Jury selection begins tomorrow in Trayvon Martin case

It's been more than a year since Trayvon Martin's death and the case is finally going to trial. Selection for the six-person jury begins on Monday with court watchers saying the trial should last from 4-8 weeks.

Reuters:

"They're going to have a tough time picking a jury. At this point who doesn't know who Trayvon Martin is and who George Zimmerman is," said David Weinstein, a former state prosecutor and criminal defense lawyer.

Zimmerman, a 29-year-old former neighborhood watch volunteer, faces up to life in prison if convicted as charged of second-degree murder.

More than 200 journalists have signed up to cover the trial and a tight blanket of security will be enforced by federal, state and local police in and around the courthouse in this town near Orlando in central Florida.

Even spectators in barricaded "public assembly zones" on the courthouse lawn will be subject to search. Four seats inside the courtroom will be rotated among local pastors who will monitor the trial and be ready to help calm any racial tensions.

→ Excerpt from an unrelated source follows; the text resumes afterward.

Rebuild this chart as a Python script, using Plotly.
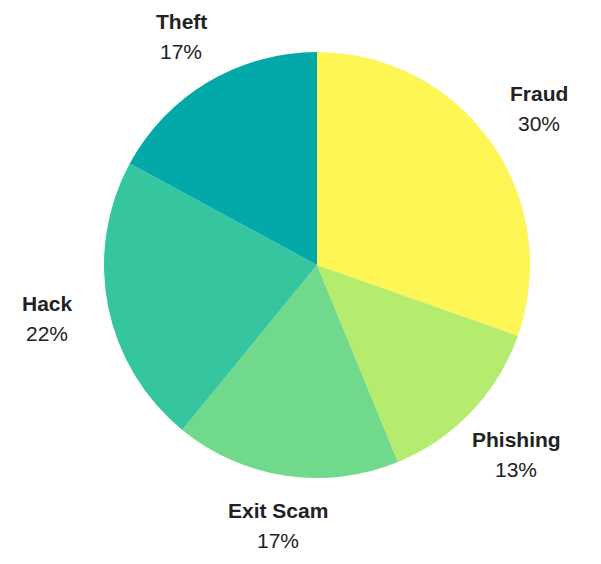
import math
import plotly.graph_objects as go

# Anteile der Kategorien (im Uhrzeigersinn ab 12 Uhr)
categories = ["Fraud", "Phishing", "Exit Scam", "Hack", "Theft"]
shares = [30.4, 13.4, 17.1, 22.0, 17.1]
slice_colors = ["#FEF654", "#B5EC6E", "#70D98B", "#35C69F", "#02A9A8"]
# Abstand der Beschriftung vom Mittelpunkt (Vielfaches des Radius)
label_dist = [1.275, 1.29, 1.235, 1.29, 1.247]

W, H = 601, 564
pie_dom_x = [0.1597, 0.8686]
pie_dom_y = [0.1667, 0.922]

fig = go.Figure()
fig.add_trace(go.Pie(
    labels=categories,
    values=shares,
    sort=False,
    direction="clockwise",
    rotation=0,
    marker=dict(colors=slice_colors, line=dict(width=0)),
    textinfo="none",
    domain=dict(x=pie_dom_x, y=pie_dom_y),
    hoverinfo="label+percent",
))

# Beschriftungen ausserhalb, entlang der Mittelwinkel der Segmente
cx = (pie_dom_x[0] + pie_dom_x[1]) / 2
cy = (pie_dom_y[0] + pie_dom_y[1]) / 2
radius_px = (pie_dom_x[1] - pie_dom_x[0]) * W / 2
total = sum(shares)
start = 0.0
font = dict(family="Liberation Sans, Arial, sans-serif", size=21, color="#222222")
for name, val, dist in zip(categories, shares, label_dist):
    mid = (start + val / 2) / total * 2 * math.pi
    start += val
    ax = cx + radius_px * dist * math.sin(mid) / W
    ay = cy + radius_px * dist * math.cos(mid) / H
    pct = round(val / total * 100)
    common = dict(x=ax, y=ay, xref="paper", yref="paper", showarrow=False,
                  xanchor="center", yanchor="middle", font=font)
    fig.add_annotation(text=f"<b>{name}</b>", yshift=15, **common)
    fig.add_annotation(text=f"{pct}%", yshift=-15, **common)

fig.update_layout(
    width=W, height=H,
    showlegend=False,
    margin=dict(l=0, r=0, t=0, b=0),
    paper_bgcolor="white", plot_bgcolor="white",
)

fig.write_html("out.html")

The trial is being heralded as either a defining moment in the annals of civil rights, or an anti-climactic resolution of another senseless killing in gun-happy Florida.

Heh. I suppose we don't have to guess where the Reuters reporter's sympathies lie. There are a few more things that this trial is being "heralded" as -- notably, a test of "stand your ground" doctrine of self defense, and also whether racialists can intimidate the jury into convicting someone based not on the facts, but on a political agenda.

Sanford police initially declined to arrest Zimmerman who claimed self-defense, saying they had no choice in light of Florida's controversial Stand Your Ground law, which allows anyone in fear for their life to shoot rather than retreat. But many saw the lack of an arrest as a symbol of second-class treatment of black victims in the criminal justice system.

Zimmerman was arrested only after a national outcry from both ordinary citizens and the nation's top civil rights leaders, and the appointment of a special prosecutor to take over from local law enforcement when it lost credibility. Almost 2.3 million people signed an online Change.org petition - still the largest petition in the organization's history - demanding "Justice for Trayvon Martin."

As the trial opens, Martin family lawyer Ben Crump said many are still waiting to see whether the family receives equal justice.

"I honestly think this is a civil rights/equal justice issue because everybody in the world is watching to see if everybody in America gets equal justice," Crump said. "This family has wanted to have their day in court. They wanted to not have their son's death be in vain. They pray continuously that the justice system does not fail them."

Others believe the injustice was cured once an arrest was made, and that now, regardless of the ultimate verdict, justice is being served.

Before the trial even starts, the Martin family attorney is making it crystal clear that nothing less than a conviction will "prove" equal justice. And soon, we will probably be treated to statements from black leaders warning of race riots if Zimmerman is found not guilty.

This is called "intimidation" and "railroading." Le's hope the jury can resist it and come to a considered verdict.